One challenge she contends with from day to day is getting the right kind of raw materials, especially, the coconuts.
“Getting the right kind of coconuts is a very tedious task. I have to hand-pick them one-by-one to make sure that they are of the right quality, or else you can be supplied a whole truck of coconuts and more than half will not be suitable for producing the oil.”
Financial constraint is also top on her table of challenges. It takes quite a lot of capital in order to get the right kind of technology and also employ people to help in production. But with limited resources she has to improvise, using the traditional manual methods of production.
How education has helped
“Education has contributed immensely to my business. Sometimes when I attend programmes and I see my products compared to others, I realise the difference is education. Through education I learned packaging is very important to every business, so I make sure that my packaging is on point.
“Then when it comes to promoting my business; I have knowledge in social media marketing so I promote them by myself.
“And even currently, I am taking training from National Board for Small Scale Industries (NBSSI) on book-keeping and other managerial skills to help me run my business.”
How important is economic empowerment of women to the economy?
“I will never stop hammering on the fact that economic empowerment of women is important. One thing that people fail to realise is that women hold the fort in all areas of our lives; so, if women are not empowered economically it affects the economy negatively.”

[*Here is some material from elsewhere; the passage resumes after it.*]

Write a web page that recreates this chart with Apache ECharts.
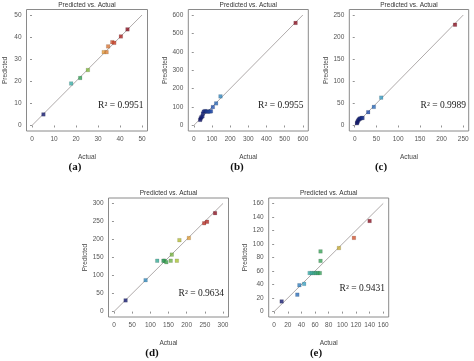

How government should support women entrepreneurs
“Besides the financial support government should provide for women entrepreneurs, I think they must be helped with training so that they can manage their business well. NBSSI is doing well, but efforts can be stepped-up to cover a lot more people. Aside from that, they can help in providing market linkages for entrepreneurs.”
Advice to the youth
“The corporate world is not for everybody. Young graduates should not rely on only getting jobs there. They should rather think outside the box and see what they have passion for and make it a business. Just because you are a graduate doesn’t mean you should be in an office, you can start something on your own and employ others, too.”